AE: I was born in Belize, they are known for hurricanes and flooding.
SWC: There were a couple of hurricanes when I was growing up. My only tornado experience was driving cross country. I got stuck in one, on the road. You know what’s really funny… I did several hundred interviews at Comic-Con and they all asked if I had been in a tornado and I would say no. But then my husband calls me the following day and he went “Baby, I’ve seen these interviews, why aren’t you talking about Tuscaloosa in April 2011?” I completely blocked it out. Completely. And even when we were shooting the movie, I had no [recollection] that I’ve been in this thing. My brain just shoved it in a box and put it in the back of the attic. My husband reminded me that I was stuck in that thing.
Following the actors, we spoke to the screenwriter, John Swetnam, who also wrote Step Up All In, which also comes out this weekend.
Do you have any firsthand experience with tornadoes?
Swetnam: In Tennessee there are tornadoes all the time. We’d have eight or nine siren warnings, it was crazy. So I knew immediately how to do it, it wasn’t like I was fascinated with tornadoes. It was that they wanted to do a tornado movie with some kind of POV, to get into the middle of it. I just knew what to do. Literally, the first script I wrote in four days or something. It was just like, boom, I could tell the story, it wasn’t like “I must make a tornado movie.” It was more like, “I must eat! So I’ll write this tornado movie.”

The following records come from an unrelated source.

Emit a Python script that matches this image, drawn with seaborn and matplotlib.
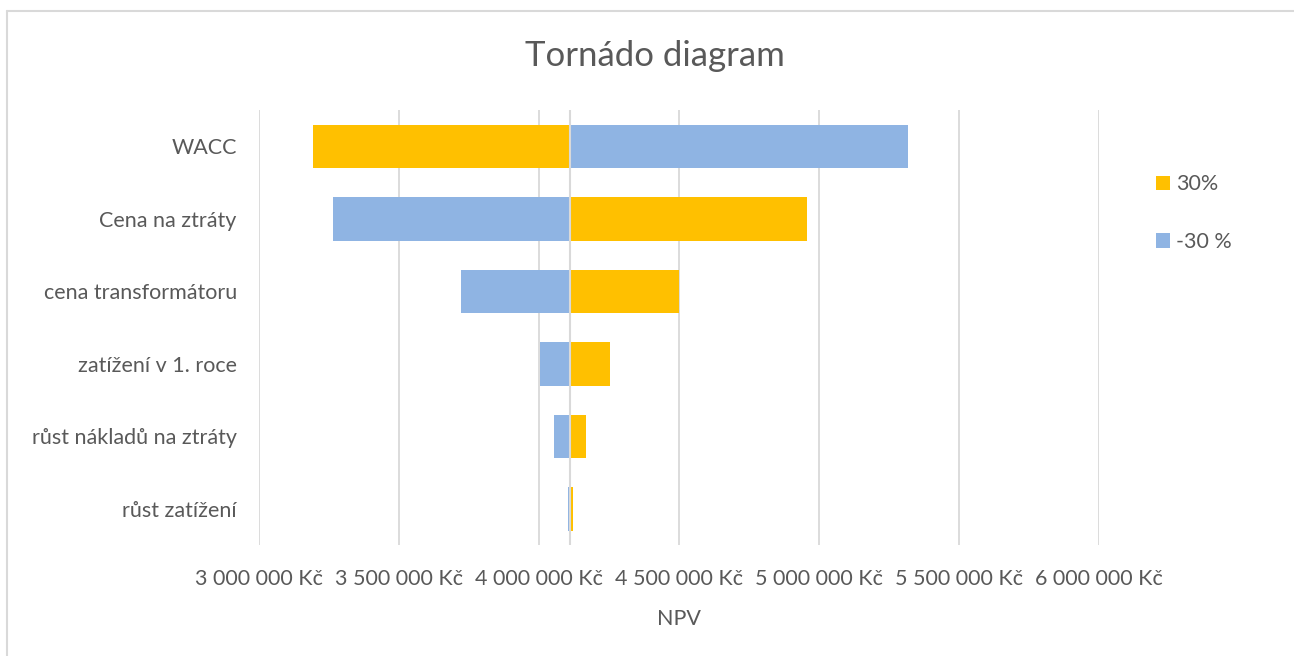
import matplotlib
matplotlib.use("Agg")
import matplotlib.pyplot as plt
from matplotlib.lines import Line2D
from matplotlib.patches import Patch
from matplotlib.ticker import FixedLocator, FuncFormatter
import seaborn as sns
import pandas as pd

# NPV sensitivity: base case and NPV after +30 % / -30 % change of each input
base_npv = 4_110_000
factors = ["WACC", "Cena na ztráty", "cena transformátoru",
           "zatížení v 1. roce", "růst nákladů na ztráty", "růst zatížení"]
npv_plus30 = [3_193_000, 4_956_000, 4_500_000, 4_254_000, 4_168_000, 4_121_000]
npv_minus30 = [5_319_000, 3_265_000, 3_721_000, 4_004_000, 4_054_000, 4_103_000]
series_names = ["30%", "-30 %"]
x_ticks = [3_000_000, 3_500_000, 4_000_000, 4_500_000, 5_000_000, 5_500_000, 6_000_000]

colors = {"30%": "#FFC000", "-30 %": "#8FB4E3"}
text_color = "#595959"
grid_color = "#D9D9D9"

rows = []
for f, p, m in zip(factors, npv_plus30, npv_minus30):
    rows.append({"factor": f, "scenario": series_names[0], "delta": p - base_npv})
    rows.append({"factor": f, "scenario": series_names[1], "delta": m - base_npv})
df = pd.DataFrame(rows)

sns.set_theme(style="white")
plt.rcParams["font.family"] = ["Lato", "DejaVu Sans"]

fig = plt.figure(figsize=(12.94, 6.56), dpi=100)
ax = fig.add_axes([259 / 1294, 1 - 545 / 656, (1099 - 259) / 1294, (545 - 110) / 656])

# bars start at the base NPV and extend by the change of each scenario
sns.barplot(data=df, x="delta", y="factor", hue="scenario", order=factors,
            hue_order=series_names, palette=colors, dodge=False, width=0.6,
            left=base_npv, orient="h", ax=ax, zorder=3, linewidth=0,
            saturation=1, legend=False)

ax.set_xlim(x_ticks[0], x_ticks[-1])
ax.set_ylim(len(factors) - 0.5, -0.5)
ax.xaxis.set_major_locator(FixedLocator(x_ticks))
ax.xaxis.set_major_formatter(FuncFormatter(
    lambda v, pos: f"{int(round(v)):,}".replace(",", " ") + " Kč"))
ax.grid(axis="x", color=grid_color, linewidth=1.3, zorder=0)
ax.axvline(base_npv, color=grid_color, linewidth=1.5, zorder=4)
for s in ax.spines.values():
    s.set_visible(False)
ax.tick_params(axis="both", length=0, colors=text_color, labelsize=15.5)
ax.tick_params(axis="x", pad=17.5)
ax.tick_params(axis="y", pad=16)
ax.set_ylabel("")
ax.set_xlabel("NPV", color=text_color, fontsize=15.5, labelpad=14)

fig.text(655 / 1294, 1 - 56 / 656, "Tornádo diagram", ha="center", va="center",
         fontsize=25, color=text_color)

handles = [Patch(facecolor=colors[s], edgecolor="none", label=s) for s in series_names]
ax.legend(handles=handles, loc="upper left", bbox_to_anchor=(1137 / 1294, 1 - 155 / 656),
          bbox_transform=fig.transFigure, frameon=False, fontsize=15.5,
          labelcolor=text_color, handlelength=0.65, handleheight=0.65,
          handletextpad=0.25, labelspacing=1.75)

# chart area border (top and left edges)
fig.add_artist(Line2D([7 / 1294, 7 / 1294], [0, 1 - 11 / 656],
                      transform=fig.transFigure, color="#D9D9D9", linewidth=1.5))
fig.add_artist(Line2D([7 / 1294, 1], [1 - 11 / 656, 1 - 11 / 656],
                      transform=fig.transFigure, color="#D9D9D9", linewidth=1.5))

fig.savefig("out.png", dpi=100, facecolor="white")
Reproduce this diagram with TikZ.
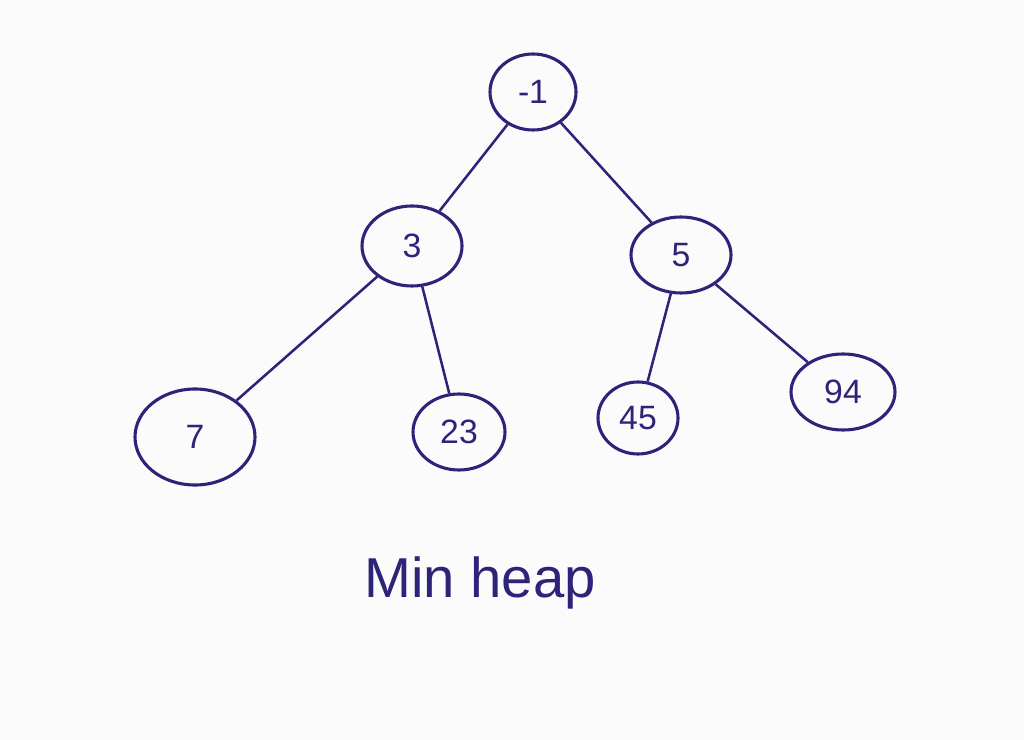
\documentclass[tikz,border=0pt]{standalone}
\usepackage{fontspec}
\setmainfont{Liberation Sans}
\usetikzlibrary{shapes.geometric}
\definecolor{ink}{RGB}{45,35,120}
\begin{document}
\begin{tikzpicture}[x=0.025cm,y=-0.025cm,
  hn/.style={draw=ink,line width=2.2pt,ellipse,inner sep=0pt,text=ink,font=\fontsize{24}{28}\selectfont},
  ed/.style={draw=ink,line width=1.8pt}]
\fill[white!97!gray] (0,0) rectangle (1024,740);
\useasboundingbox (0,0) rectangle (1024,740);
\node[hn,minimum width=86*0.025cm,minimum height=76*0.025cm] (a) at (533,92) {-1};
\node[hn,minimum width=100*0.025cm,minimum height=80*0.025cm] (b) at (412,246) {3};
\node[hn,minimum width=100*0.025cm,minimum height=76*0.025cm] (c) at (681,255) {5};
\node[hn,minimum width=120*0.025cm,minimum height=96*0.025cm] (d) at (195,437) {7};
\node[hn,minimum width=92*0.025cm,minimum height=76*0.025cm] (e) at (459,432) {23};
\node[hn,minimum width=80*0.025cm,minimum height=72*0.025cm] (f) at (638,418) {45};
\node[hn,minimum width=104*0.025cm,minimum height=76*0.025cm] (g) at (843,392) {94};
\draw[ed] (a) -- (b);
\draw[ed] (a) -- (c);
\draw[ed] (b) -- (d);
\draw[ed] (b) -- (e);
\draw[ed] (c) -- (f);
\draw[ed] (c) -- (g);
\node[text=ink,font=\fontsize{40}{46}\selectfont] (t) at (480,583) {Min heap};
\end{tikzpicture}
\end{document}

What’s been the response from moviegoers so far?
Swetnam: I’ve already gotten a lot of hate mail like, “You hack! You stole Twister.” But it’s not like that at all. Just because it involves tornadoes, it’s not the same. If that were the case, you couldn’t make more than one basketball movie or different World War II movies.
If they hate you, you must be doing something right.
Swetnam: Exactly, and I’ve got lots of haters! So I must be killin’ it. When Todd said he wanted a POV/found footage movie, the first thing I though was YouTube, because I’d seen a bunch of clips of actual tornadoes. When I wrote the script, I put pictures of what each looked like on the page. Then, on the next page, I’d have five roped tornadoes, and a picture of that would be on the following page. Every tornado [in the movie] was based on an image from YouTube. The pictures sold the movie. The writing did not do it. The young audience I write to see things differently now. When I see a fight scene in my head, it’s not (trained fighting) like you see in the Bourne movies. It’s a sloppy thing on YouTube like World Star Fights, non-professionals hitting each other.
What do you think of the finished film? Is it what you imagined when you were writing it?
Swetnam: It’s so much cooler than I though it would be. Normally, you write a movie and you have this vision in your head and it turns out not nearly as good as your vision, but this one turned out way cooler. It’s not so much found footage, but it’s more POV. Every camera can be explained. You can explain them but people don’t care anymore. When I wrote the script, I think I had 70 cameras in the script. It would be like, “Security camera. Cut to this.” I thought people needed to be reminded that it was all from the camera’s viewpoint. Then, Steven Quale just edited it to make a great movie. You didn’t need to explain which camera it was.